_Given task_: Return the records from the first line through the line containing "Chart.register(...registerables);", and leave out the pictures.

_Input for this task_:
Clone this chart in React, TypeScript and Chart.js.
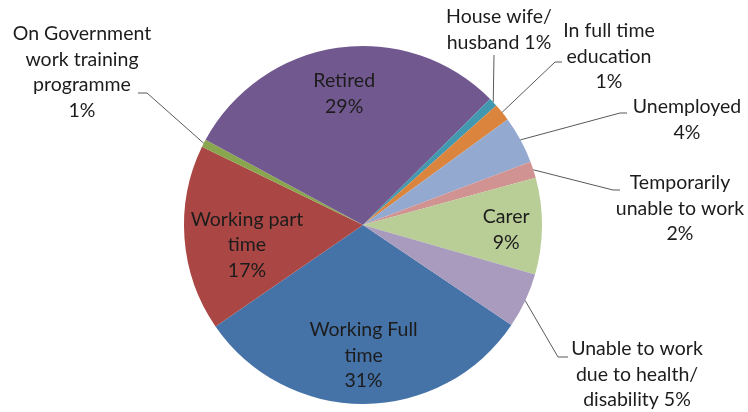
import React, { useEffect, useRef } from "react";
import { Chart, registerables } from "chart.js";

Chart.register(...registerables);

const categories = [
  "Working Full time",
  "Working part time",
  "On Government work training programme",
  "Retired",
  "House wife/ husband",
  "In full time education",
  "Unemployed",
  "Temporarily unable to work",
  "Carer",
  "Unable to work due to health/ disability",
];
const values = [31.0, 16.8, 0.7, 29.7, 0.8, 1.6, 4.3, 1.5, 8.7, 5.0];
const percentLabels = ["31%", "17%", "1%", "29%", "1%", "1%", "4%", "2%", "9%", "5%"];
const labelLines = [
  ["Working Full", "time", "{p}"],
  ["Working part", "time", "{p}"],
  ["On Government", "work training", "programme", "{p}"],
  ["Retired", "{p}"],
  ["House wife/", "husband {p}"],
  ["In full time", "education", "{p}"],
  ["Unemployed", "{p}"],
  ["Temporarily", "unable to work", "{p}"],
  ["Carer", "{p}"],
  ["Unable to work", "due to health/", "disability {p}"],
];
const colors = [
  "#4572A7",
  "#AA4643",
  "#89A54E",
  "#71588F",
  "#4198AF",
  "#DB843D",
  "#93A9CF",
  "#D19392",
  "#B9CD96",
  "#A99BBD",
];

// Layout of the data labels (not data)
type Placement =
  | { inside: true; rf: number; dy: number }
  | { inside: false; x: number; y: number; path: [number, number][] };
const placements: Placement[] = [
  { inside: true, rf: 0.73, dy: 0 },
  { inside: true, rf: 0.65, dy: 11 },
  { inside: false, x: 82, y: 34, path: [[147, 93], [138, 93]] },
  { inside: true, rf: 0.74, dy: 0 },
  { inside: false, x: 499, y: 17, path: [[494, 55]] },
  { inside: false, x: 609, y: 31, path: [[555, 62], [562, 62]] },
  { inside: false, x: 687, y: 107, path: [[620, 113], [627, 113]] },
  { inside: false, x: 680, y: 183, path: [[613, 190], [620, 190]] },
  { inside: true, rf: 0.8, dy: 4 },
  { inside: false, x: 637, y: 349, path: [[558, 357], [568, 357]] },
];

const FONT = "19.5px Lato, 'Open Sans', sans-serif";
const LINE_H = 25.5;

const labelPlugin = {
  id: "pieLabels",
  afterDatasetsDraw(chart: any) {
    const ctx = chart.ctx as CanvasRenderingContext2D;
    const meta = chart.getDatasetMeta(0);
    ctx.save();
    ctx.font = FONT;
    ctx.textAlign = "center";
    ctx.textBaseline = "middle";
    meta.data.forEach((arc: any, i: number) => {
      const { x, y, startAngle, endAngle, outerRadius } = arc.getProps(
        ["x", "y", "startAngle", "endAngle", "outerRadius"],
        true
      );
      const mid = (startAngle + endAngle) / 2;
      const lines = labelLines[i].map((l) => l.replace("{p}", percentLabels[i]));
      const p = placements[i];
      if (p.inside) {
        const cx = x + Math.cos(mid) * outerRadius * p.rf;
        const cy = y + Math.sin(mid) * outerRadius * p.rf + p.dy;
        const y0 = cy - ((lines.length - 1) * LINE_H) / 2;
        ctx.fillStyle = "#1c1c1c";
        lines.forEach((l, k) => ctx.fillText(l, cx, y0 + k * LINE_H));
      } else {
        const ex = x + Math.cos(mid) * outerRadius;
        const ey = y + Math.sin(mid) * outerRadius;
        ctx.strokeStyle = "#595959";
        ctx.lineWidth = 1;
        ctx.beginPath();
        ctx.moveTo(ex, ey);
        p.path.forEach(([px, py]) => ctx.lineTo(px, py));
        ctx.stroke();
        ctx.fillStyle = "#1c1c1c";
        lines.forEach((l, k) => ctx.fillText(l, p.x, p.y + k * LINE_H));
      }
    });
    ctx.restore();
  },
};

export default function App() {
  const ref = useRef<HTMLCanvasElement | null>(null);
  useEffect(() => {
    document.body.style.margin = "0";
    const canvas = ref.current!;
    const chart = new Chart(canvas, {
      type: "pie",
      data: {
        labels: categories,
        datasets: [
          {
            data: values,
            backgroundColor: colors,
            borderWidth: 0,
          },
        ],
      },
      options: {
        responsive: false,
        animation: false,
        rotation: 124,
        layout: { padding: { left: 184, right: 206, top: 46, bottom: 8 } },
        plugins: {
          legend: { display: false },
          tooltip: { enabled: false },
        },
      },
      plugins: [labelPlugin],
    });
    return () => chart.destroy();
  }, []);
  return (
    <div style={{ width: 748, height: 412, background: "#fff" }}>
      <canvas ref={ref} width={748} height={412} />
    </div>
  );
}
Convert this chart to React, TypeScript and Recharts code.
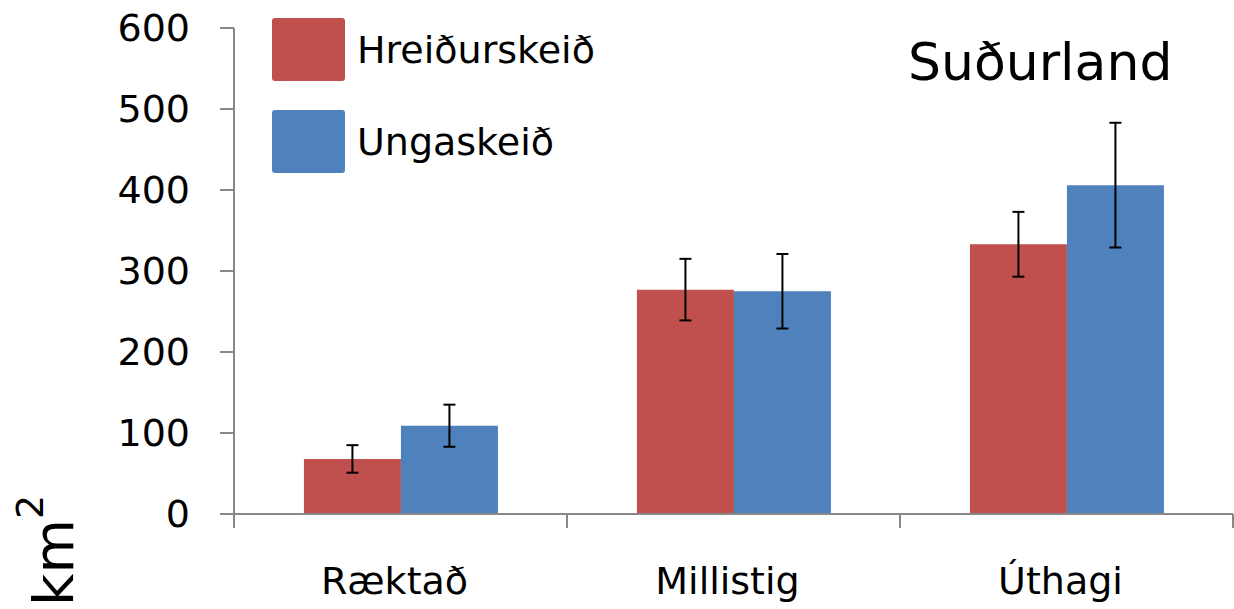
import React from 'react';
import { BarChart, Bar, XAxis, YAxis, ErrorBar, Customized } from 'recharts';

const categories = ['Ræktað', 'Millistig', 'Úthagi'];
const hreidurskeid = [68, 277, 333];
const hreidurErr = [17, 38, 40];
const ungaskeid = [109, 275, 406];
const ungaErr = [26, 46, 77];
const yTicks = [0, 100, 200, 300, 400, 500, 600];
const seriesNames = ['Hreiðurskeið', 'Ungaskeið'];

const data = categories.map((name, i) => ({
  name,
  hreidur: hreidurskeid[i],
  hreidurErr: hreidurErr[i],
  unga: ungaskeid[i],
  ungaErr: ungaErr[i],
}));

const FONT = '"DejaVu Sans", sans-serif';
const AXIS = '#888888';
const RED = '#C0504D';
const BLUE = '#4F81BD';

const CategoryTick = (props: any) => {
  const { x, y, payload, index, width } = props;
  const half = payload?.offset ?? width / (2 * categories.length);
  return (
    <g>
      <line x1={x - half} y1={y} x2={x - half} y2={y + 14} stroke={AXIS} strokeWidth={2} />
      {index === categories.length - 1 && (
        <line x1={x + half} y1={y} x2={x + half} y2={y + 14} stroke={AXIS} strokeWidth={2} />
      )}
      <text x={x - 6} y={y + 80} textAnchor="middle" fontSize={38} fontFamily={FONT} fill="#000">
        {payload.value}
      </text>
    </g>
  );
};

const Texts = () => (
  <g>
    <text x={908} y={80} fontSize={52} fontFamily={FONT} fill="#000">
      Suðurland
    </text>
    <text transform="translate(73, 606) rotate(-90)" fontSize={56} fontFamily={FONT} fill="#000">
      km
      <tspan fontSize={38} dy={-30}>2</tspan>
    </text>
  </g>
);

export default function App() {
  return (
    <div style={{ position: 'absolute', left: 0, top: 0, width: 1234, height: 609, background: '#fff' }}>
      <BarChart
        width={1234}
        height={609}
        data={data}
        margin={{ top: 28, right: 1, bottom: 0, left: 0 }}
        barCategoryGap="21%"
        barGap={0}
        style={{ fontFamily: FONT }}
      >
        <XAxis
          dataKey="name"
          height={95}
          axisLine={{ stroke: AXIS, strokeWidth: 2 }}
          tickLine={false}
          tickSize={0}
          tickMargin={0}
          tick={<CategoryTick />}
          interval={0}
        />
        <YAxis
          width={234}
          domain={[0, 600]}
          ticks={yTicks}
          interval={0}
          axisLine={{ stroke: AXIS, strokeWidth: 2 }}
          tickLine={{ stroke: AXIS, strokeWidth: 2 }}
          tickSize={14}
          tickMargin={30}
          tick={{ fontSize: 38, fill: '#000', fontFamily: FONT }}
        />
        <Bar dataKey="hreidur" name={seriesNames[0]} fill={RED} isAnimationActive={false}>
          <ErrorBar dataKey="hreidurErr" width={6} stroke="#000" strokeWidth={2} direction="y" />
        </Bar>
        <Bar dataKey="unga" name={seriesNames[1]} fill={BLUE} isAnimationActive={false}>
          <ErrorBar dataKey="ungaErr" width={6} stroke="#000" strokeWidth={2} direction="y" />
        </Bar>
        <Customized component={Texts} />
      </BarChart>
      <div
        style={{
          position: 'absolute',
          left: 272,
          top: 18,
          fontFamily: FONT,
          fontSize: 38,
          color: '#000',
        }}
      >
        {[RED, BLUE].map((color, i) => (
          <div key={seriesNames[i]} style={{ display: 'flex', alignItems: 'center', height: 63, marginBottom: 29 }}>
            <div style={{ width: 73, height: 63, background: color, borderRadius: 3, marginRight: 12 }} />
            <span>{seriesNames[i]}</span>
          </div>
        ))}
      </div>
    </div>
  );
}
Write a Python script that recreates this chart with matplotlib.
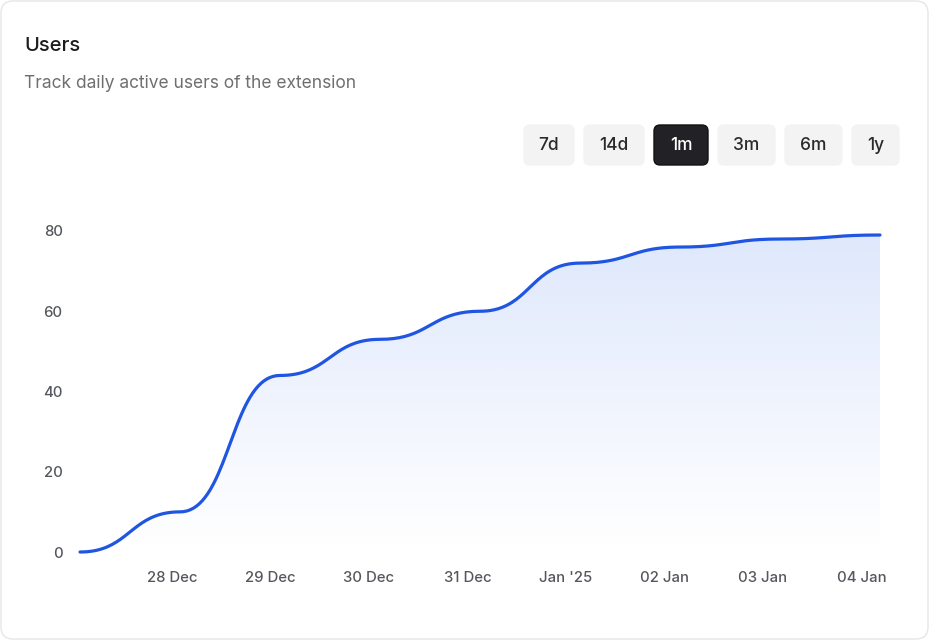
import numpy as np
import matplotlib
matplotlib.use("Agg")
import matplotlib.pyplot as plt
from matplotlib.patches import FancyBboxPatch
from matplotlib.colors import to_rgb

plt.rcParams['font.family'] = ['Inter', 'DejaVu Sans']

# dữ liệu
days = [0, 1, 2, 3, 4, 5, 6, 7, 8]
users = [0, 10, 44, 53, 60, 72, 76, 78, 79]
tick_labels = ["28 Dec", "29 Dec", "30 Dec", "31 Dec", "Jan '25", "02 Jan", "03 Jan", "04 Jan"]
y_ticks = [0, 20, 40, 60, 80]
ranges = ["7d", "14d", "1m", "3m", "6m", "1y"]
active_range = "1m"

W, H = 930, 640
LINE = '#1f55e0'


# đường cong kiểu "bump": tiếp tuyến nằm ngang tại mỗi điểm
def bump_curve(x, y, n=40):
    xs, ys = [], []
    for i in range(len(x) - 1):
        x0, x1, y0, y1 = x[i], x[i + 1], y[i], y[i + 1]
        xm = (x0 + x1) / 2
        u = np.linspace(0, 1, n, endpoint=(i == len(x) - 2))
        b0 = (1 - u)**3
        b1 = 3 * u * (1 - u)**2
        b2 = 3 * u**2 * (1 - u)
        b3 = u**3
        xs.append(b0 * x0 + b1 * xm + b2 * xm + b3 * x1)
        ys.append(b0 * y0 + b1 * y0 + b2 * y1 + b3 * y1)
    return np.concatenate(xs), np.concatenate(ys)


def fx(px):
    return px / W


def fy(py):
    return 1 - py / H


fig = plt.figure(figsize=(W / 100, H / 100), dpi=100)
fig.patch.set_facecolor('white')

# khung thẻ
card = FancyBboxPatch((fx(1), fy(639)), fx(927), 638 / H,
                      boxstyle="round,pad=0,rounding_size=0.013",
                      transform=fig.transFigure, facecolor='white',
                      edgecolor='#e6e6e6', linewidth=1.0, mutation_aspect=W / H, zorder=-5)
fig.patches.append(card)

fig.text(fx(24), fy(46), "Users", fontsize=14.5, fontweight='medium', color='#1c1c1c',
         va='center', ha='left')
fig.text(fx(24), fy(83.5), "Track daily active users of the extension", fontsize=12.5,
         color='#6f6f6f', va='center', ha='left')

# nút chọn khoảng thời gian
btn_x = [524, 584, 654, 718, 785, 852]
btn_w = [50, 60, 54, 57, 57, 47]
for lab, bx, bw in zip(ranges, btn_x, btn_w):
    on = lab == active_range
    p = FancyBboxPatch((fx(bx), fy(165)), fx(bw), 40 / H,
                       boxstyle="round,pad=0,rounding_size=0.0065",
                       transform=fig.transFigure, mutation_aspect=W / H,
                       facecolor='#222226' if on else '#f3f3f3',
                       edgecolor='#111111' if on else '#f3f3f3', linewidth=1.0, zorder=2)
    fig.patches.append(p)
    fig.text(fx(bx + bw / 2), fy(145.5), lab, fontsize=12.5, fontweight='medium',
             color='white' if on else '#2a2a2a', ha='center', va='center', zorder=3)

ax = fig.add_axes([fx(80), fy(552), fx(800), (552 - 231) / H])
ax.set_zorder(1)
ax.set_xlim(0, 8)
ax.set_ylim(0, 80)

cx, cy = bump_curve(days, users)

# nền gradient
r, g, b = to_rgb('#2563eb')
grad = np.zeros((256, 2, 4))
grad[..., 0], grad[..., 1], grad[..., 2] = r, g, b
a = np.linspace(0.0, 0.15, 256)
grad[..., 3] = a[:, None]
im = ax.imshow(grad, extent=[0, 8, 0, max(users)], origin='lower', aspect='auto', zorder=1)
poly = ax.fill_between(cx, 0, cy, facecolor='none', edgecolor='none')
im.set_clip_path(poly.get_paths()[0], transform=ax.transData)

ax.plot(cx, cy, color=LINE, lw=2.3, solid_capstyle='round', zorder=3, clip_on=False)

ax.set_xticks(0.92 + 0.985 * np.arange(len(tick_labels)))
ax.set_xticklabels(tick_labels, fontweight='medium')
ax.set_yticks(y_ticks)
ax.set_yticklabels([str(v) for v in y_ticks], fontweight='medium')
ax.tick_params(axis='x', length=0, pad=14, labelsize=10.7, labelcolor='#55575e')
ax.tick_params(axis='y', length=0, pad=12.5, labelsize=10.7, labelcolor='#55575e')
for sp in ax.spines.values():
    sp.set_visible(False)
ax.set_facecolor('none')
ax.set_xlim(0, 8)
ax.set_ylim(0, 80)

fig.savefig("out.png", dpi=100, facecolor='white')
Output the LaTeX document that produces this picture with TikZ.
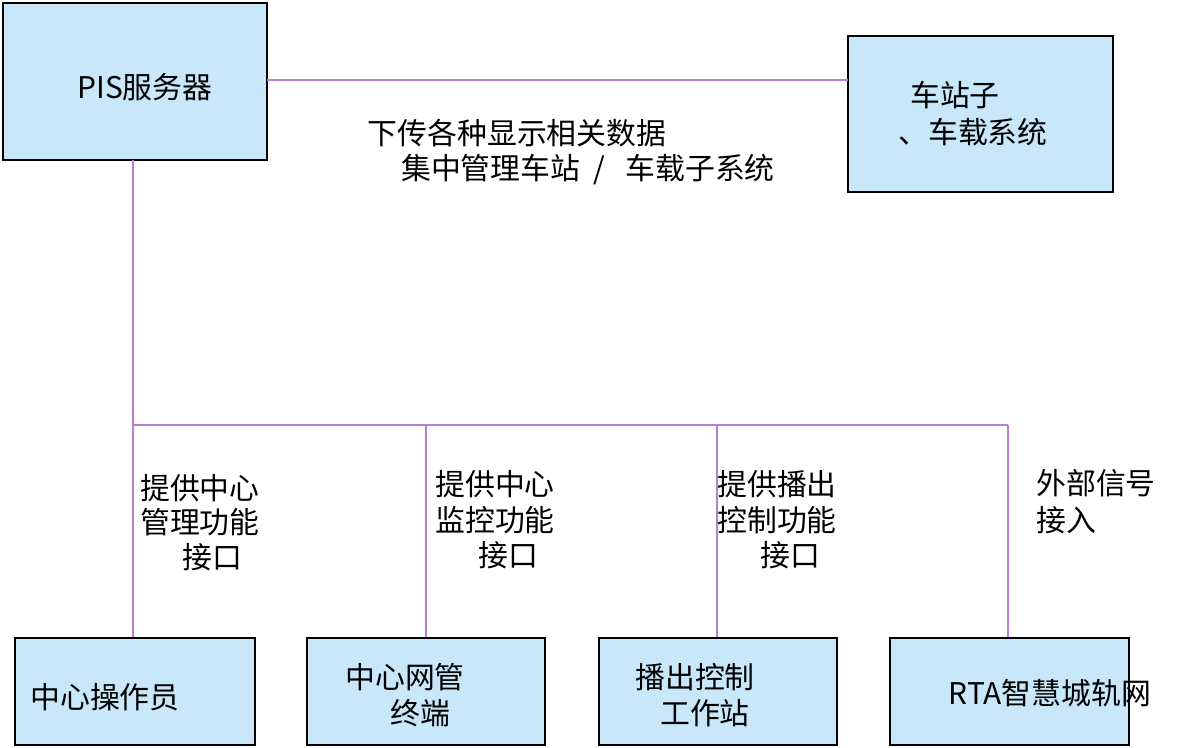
\documentclass[tikz,border=0pt]{standalone}
\usepackage{fontspec}
\setmainfont{Noto Sans CJK SC}
\begin{document}
\begin{tikzpicture}[x=0.02cm,y=-0.02cm,
  box/.style={draw=black,line width=1.3pt,fill=boxblue},
  wire/.style={draw=wirepurple,line width=1.1pt},
  lbl/.style={font=\fontsize{17}{20}\selectfont,inner sep=0pt}]
\definecolor{boxblue}{HTML}{C8E8FA}
\definecolor{wirepurple}{HTML}{B77FD6}
\useasboundingbox (0,0) rectangle (1188,748);
\draw[box] (3,3) rectangle (267,160); \node[lbl] (pis) at (145,87) {PIS服务器};
\coordinate (pisR) at (267,80);
\draw[box] (848,36) rectangle (1113,192);
\node[lbl] (cz1) at (955,95) {车站子};
\node[lbl] (cz2) at (973,132) {、车载系统};
\coordinate (czL) at (848,80);
\draw[wire] (pisR) -- (czL);
\node[lbl] (t1) at (517,133) {下传各种显示相关数据};
\node[lbl] (t2) at (588,170) {集中管理车站\ \ /\ \ \ 车载子系统};
\foreach \x/\n in {133/a,426/b,717/c,1008/d}{
  \coordinate (top\n) at (\x,425);
  \coordinate (bot\n) at (\x,638);}
\coordinate (pisB) at (133,160);
\draw[wire] (pisB) -- (bota);
\draw[wire] (topa) -- (topd);
\draw[wire] (topb) -- (botb);
\draw[wire] (topc) -- (botc);
\draw[wire] (topd) -- (botd);
\draw[box] (15,638) rectangle (255,745);
\draw[box] (307,638) rectangle (545,745);
\draw[box] (599,638) rectangle (837,745);
\draw[box] (890,638) rectangle (1129,745);
\node[lbl] (b1) at (105,697) {中心操作员};
\node[lbl] (b2a) at (405,677) {中心网管};
\node[lbl] (b2b) at (420,713) {终端};
\node[lbl] (b3a) at (695,677) {播出控制};
\node[lbl] (b3b) at (705,713) {工作站};
\node[lbl] (b4) at (1050,693) {RTA智慧城轨网};
\node[lbl] at (200,488) {提供中心};
\node[lbl] at (200,522) {管理功能};
\node[lbl] at (212,557) {接口};
\node[lbl] at (495,484) {提供中心};
\node[lbl] at (495,520) {监控功能};
\node[lbl] at (508,555) {接口};
\node[lbl] at (777,484) {提供播出};
\node[lbl] at (777,520) {控制功能};
\node[lbl] at (790,555) {接口};
\node[lbl,anchor=west] at (1036,483) {外部信号};
\node[lbl,anchor=west] at (1036,520) {接入};
\end{tikzpicture}
\end{document}
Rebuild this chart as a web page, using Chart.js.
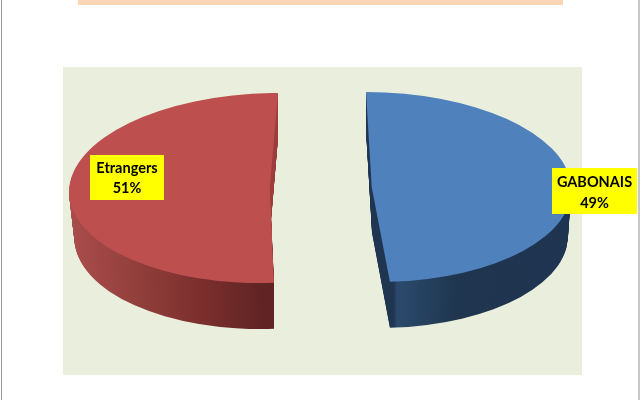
<!DOCTYPE html>
<html>
<head>
<meta charset="utf-8">
<style>html,body{margin:0;padding:0;background:#fff}canvas{display:block}</style>
<script src="https://cdn.jsdelivr.net/npm/chart.js@4"></script>
</head>
<body>
<canvas id="c" width="640" height="400"></canvas>
<script>
const categories = ['GABONAIS', 'Etrangers'];
const shares = [49, 51];
const faceColors = ['#4f81bd', '#bd504e'];

// face ellipse of every slice on the page: centre, radii, lean, side depth, taper anchor
const slices = [
  {cx: 371.7, cy: 187, rx: 199.5, ry: 95, lean: 5.7, depth: 46, anchor: 390, taper: 0.018},
  {cx: 269.7, cy: 188, rx: 200.5, ry: 95, lean: -8.3, depth: 46, anchor: 275, taper: 0.026,
   cut: {x: 250, y: 90, w: 40, h: 150, color: '#9e403f'}}
];
const sideStops = [
  [[0, '#1f3550'], [0.54, '#1f3550'], [0.55, '#2b4a6c'], [0.7, '#20364f'], [1, '#1f3450']],
  [[0, '#a94d4b'], [0.08, '#a04745'], [0.17, '#93403d'], [0.33, '#7d302e'], [0.51, '#5f2423'], [1, '#5f2423']]
];
const labelBoxes = [
  {x: 552, y: 168, w: 85, h: 46, line1: 14, line2: 35},
  {x: 90, y: 155, w: 74, h: 45, line1: 13, line2: 33}
];

const page = {
  framePaint(ctx) {
    ctx.fillStyle = '#ffffff'; ctx.fillRect(0, 0, 640, 400);
    ctx.fillStyle = '#9a9a9a'; ctx.fillRect(1, 0, 1, 400);
    ctx.fillStyle = '#c8c8c8'; ctx.fillRect(638, 0, 2, 400);
    ctx.fillStyle = '#fcd5b5'; ctx.fillRect(78, 0, 485, 5);
    ctx.fillStyle = '#eaefdd'; ctx.fillRect(63, 67, 519, 308);
  }
};

function place(ctx, arc, s, k) {
  const r = arc.outerRadius;
  const f = 1 - s.taper * k / s.depth;
  const a = s.rx * f / r, c = s.lean * f / r, d = s.ry / r;
  const px = s.anchor + (s.cx - s.anchor) * f;
  ctx.transform(a, 0, c, d, px - a * arc.x - c * arc.y, s.cy + k - d * arc.y);
}

function withFill(arc, fill) {
  const o = Object.create(arc.options);
  Object.defineProperty(o, 'backgroundColor', {value: fill});
  return o;
}

const pie3d = {
  id: 'pie3d',
  beforeDraw(chart) { page.framePaint(chart.ctx); },
  beforeDatasetsDraw(chart) {
    const ctx = chart.ctx;
    const arcs = chart.getDatasetMeta(0).data;
    arcs.forEach((arc, i) => {
      const s = slices[i], r = arc.outerRadius;
      const base = arc.options;
      const grad = ctx.createLinearGradient(arc.x - r, 0, arc.x + r, 0);
      sideStops[i].forEach(st => grad.addColorStop(st[0], st[1]));
      arc.options = withFill(arc, grad);
      for (let k = s.depth; k >= 1; k--) {
        ctx.save(); place(ctx, arc, s, k); arc.draw(ctx); ctx.restore();
      }
      if (s.cut) {
        arc.options = withFill({options: base}, s.cut.color);
        ctx.save();
        ctx.beginPath(); ctx.rect(s.cut.x, s.cut.y, s.cut.w, s.cut.h); ctx.clip();
        for (let k = s.depth; k >= 1; k--) {
          ctx.save(); place(ctx, arc, s, k); arc.draw(ctx); ctx.restore();
        }
        ctx.restore();
      }
      arc.options = base;
      ctx.save(); place(ctx, arc, s, 0); arc.draw(ctx); ctx.restore();
    });
    return false;
  },
  afterDraw(chart) {
    const ctx = chart.ctx;
    categories.forEach((name, i) => {
      const b = labelBoxes[i];
      ctx.fillStyle = '#ffff00'; ctx.fillRect(b.x, b.y, b.w, b.h);
      ctx.fillStyle = '#000000';
      ctx.font = 'bold 14.5px Lato, "Open Sans", sans-serif';
      ctx.textAlign = 'center'; ctx.textBaseline = 'middle';
      const mx = b.x + b.w / 2;
      ctx.fillText(name, mx, b.y + b.line1);
      ctx.fillText(shares[i] + '%', mx, b.y + b.line2);
    });
  }
};

new Chart(document.getElementById('c'), {
  type: 'pie',
  data: {labels: categories, datasets: [{data: shares, backgroundColor: faceColors, borderWidth: 0}]},
  options: {
    responsive: false, animation: false, rotation: 0,
    plugins: {legend: {display: false}, tooltip: {enabled: false}},
    layout: {padding: 0}
  },
  plugins: [pie3d]
});
</script>
</body>
</html>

_Output of the exercise_:
Clone this chart in React, TypeScript and Chart.js.
import React, { useEffect, useRef } from "react";
import { Chart, registerables } from "chart.js";

Chart.register(...registerables);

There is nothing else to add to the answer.